Deep Dive: How the Court Reached Its Decision
Court's Overview of the Case
The U.S. Court of Appeals for the Tenth Circuit addressed the long-standing legal dispute surrounding the Telegraph Gold Mine venture, which had been fraught with financial mismanagement and allegations of misappropriation of funds by W. David Weston and his affiliated entities. This case had made its way through multiple trials and appeals, culminating in the appellate court's examination of the district court's findings regarding the valuation and distribution of the joint venture's assets. The court noted that the appellants, namely Weston and Rex Montis, sought to overturn decisions made in previous rulings by resurrecting arguments that had already been rejected, thereby complicating the resolution of the case. The Tenth Circuit underscored the importance of adhering to the law of the case doctrine, which prevents the relitigation of issues that had been settled in earlier appeals, thereby maintaining the finality of judicial decisions. The court expressed its intention to bring clarity and closure to the protracted litigation surrounding the failed mining venture, emphasizing the need for a fair resolution based on established legal principles and factual findings.
Valuation of Assets
The court reasoned that the district court had substantial evidence to support its valuation of the joint venture's assets, which had been previously determined in earlier rulings. In particular, the court referenced an established value of the joint venture's principal assets, notably the mine lease and the Ore Milling Receivable, which had been valued at approximately $1,339,000. Despite Weston's claims that the district court erred in its valuation, the appellate court found that he failed to provide credible alternative assessments that could contradict the established values. The district court's valuation included a careful consideration of the financial statements prepared by Weston himself at the time of the Appaloosa transaction, which reflected a total asset value of over $6 million. The appellate court also highlighted that Weston’s attempts to present alternative accounting documents were rejected based on the lack of credibility and reliability, further affirming the district court's valuation process. This thorough review of asset valuation demonstrated the complexity of the financial arrangements and the necessity for clear accounting practices amidst the chaotic financial history of the joint venture.
Distribution of Liabilities
The court concluded that the district court correctly assessed the distribution of liabilities associated with the joint venture's assets. Weston argued that Gold Technics, the partnership involved, should be responsible for certain liabilities incurred after the venture's dissolution; however, the appellate court reiterated that Gold Technics had been relieved of such responsibilities due to a breakdown in the partnership's relationship. The district court had previously established that the mismanagement and improper conduct of Weston and his affiliates had rendered continued participation in the joint venture impractical for Gold Technics. The appellate court affirmed that any post-1985 liabilities were not the responsibility of Gold Technics and that the findings of fact by the lower court were not clearly erroneous. The court emphasized that the financial obligations recognized in the financial statements prepared by Weston were valid and that liabilities could not simply be shifted to Gold Technics without substantial evidence. This determination underscored the necessity of upholding fiduciary duties and preserving the integrity of partnership agreements.

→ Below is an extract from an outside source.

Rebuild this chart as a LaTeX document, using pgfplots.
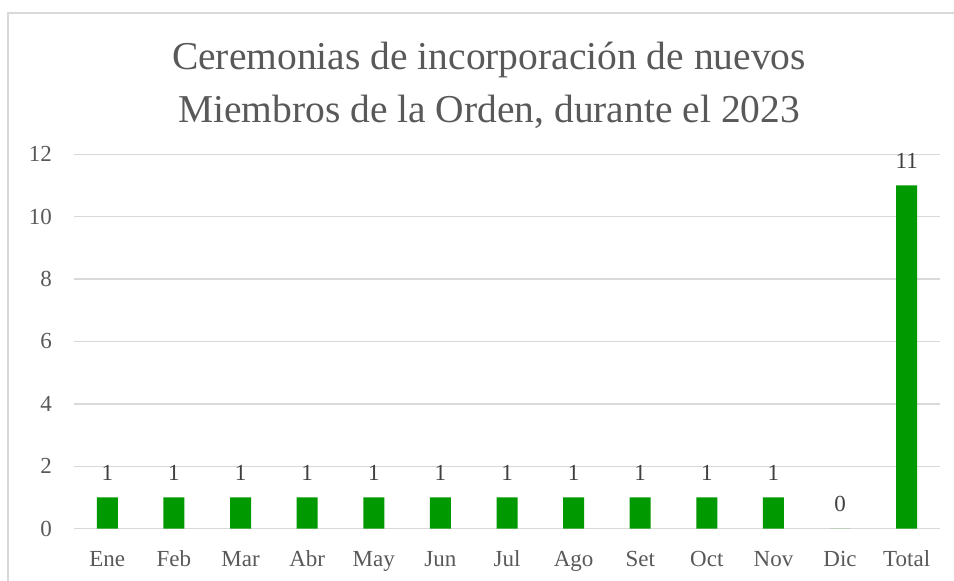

Dissolution of Gold Technics
The appellate court upheld the district court's decision to dissolve the Gold Technics partnership, asserting that the misappropriation of funds by Weston justified this outcome. Weston contended that the issue of dissolution had not been adequately raised in earlier proceedings, yet the court noted that previous rulings had indeed mandated the dissolution of Gold Technics based on established findings of misappropriation. The court explained that the law of the case doctrine prevented Weston from challenging this legal conclusion after having the opportunity to do so in prior appeals. The findings of misappropriation by Weston and his affiliated entities were significant, as they demonstrated a breach of fiduciary duty that warranted the dissolution of the partnership to protect the interests of the limited partners. The court highlighted that the continued existence of Gold Technics would likely perpetuate confusion and further litigation without delivering any substantial benefits to the partners, thus reinforcing the rationale behind the dissolution. The ruling aimed to ensure that the assets could be distributed fairly among the rightful partners, thereby promoting justice and accountability.
Indemnification Claims
The court addressed Weston's claims for indemnification under the Joint Venture Agreement, ruling that these claims were without merit. Weston sought to have Gold Technics indemnify him for losses related to bank loans that had been previously disallowed as offsets against the venture's liabilities. The court emphasized that the district court had already determined these liabilities were not the responsibility of Gold Technics, and thus, indemnification based on these claims was inappropriate. The appellate court noted that the initial findings indicated these loans were incurred by Cascade for its own purposes and were not part of the joint venture's financial obligations. Furthermore, the court reiterated its earlier findings regarding Weston's control over the financial dealings of the joint venture, which had contributed to the misappropriation of funds. This rejection of indemnification highlighted the court's commitment to holding Weston accountable for his actions while reinforcing the importance of transparency and integrity in joint venture agreements. The court concluded that allowing Weston to shift liabilities back onto Gold Technics would undermine the principles of equitable distribution and accountability that had guided the litigation process.